The FTSE 100 took its cue from Asian stocks such as the Nikkei and the Shanghai Composite, which fell 0.9 per cent and 1.4 per cent respectively.
“Viewed from a market-perspective, anything that can potentially harm the Chinese economic machine is bad news, hence why Asia took a dive overnight,” said Connor Campbell, financial analyst at Spreadex.
“Thomas Cook’s exit from the market as well as the grounding of the Boeing 737 Max aircraft and retreat from the short-haul market by Norwegian Airlines has led to a reduction in industry capacity,” said Russ Mould, investment director at AJ Bell.
“In turn this has helped to ease some of the competitive pressures in what still remains a pretty cut-throat market.”
Traders were also reacting to UK employment data, which revealed the strongest job growth in nearly a year.
The figures pushed the pound up 0.3 per cent against the dollar to $1.304 by 10am, weighing on the FTSE 100.
The decision will complicate matters for the Bank of England, which is set to make a decision on whether to cut interest rates at the end of the month.

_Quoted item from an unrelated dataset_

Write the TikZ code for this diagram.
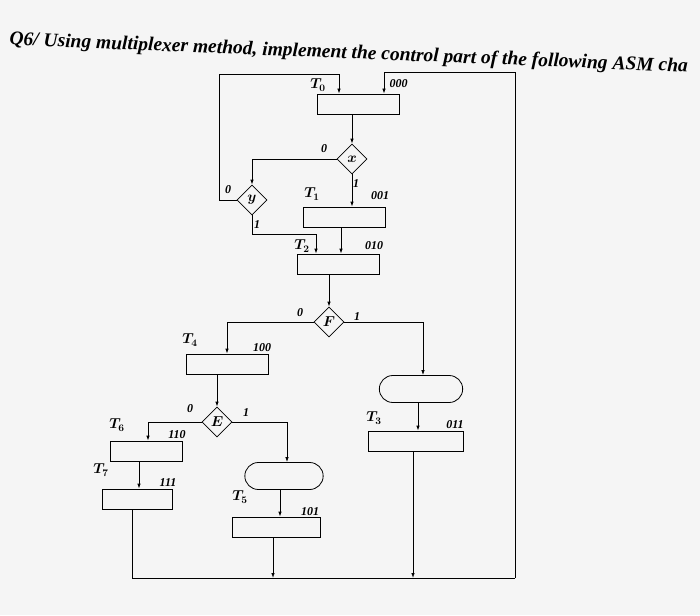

“Earnings continue to cool but not enough to justify a rate cut,” said Yael Selfin, chief economist at KPMG UK.
“The historically low rate of unemployment is no longer enough to push up pay, as uncertainty and weak productivity take their toll. But with annual regular pay up by 3.4 per cent, despite falling for the fourth month in a row, inflationary pressures remain in the pipeline.”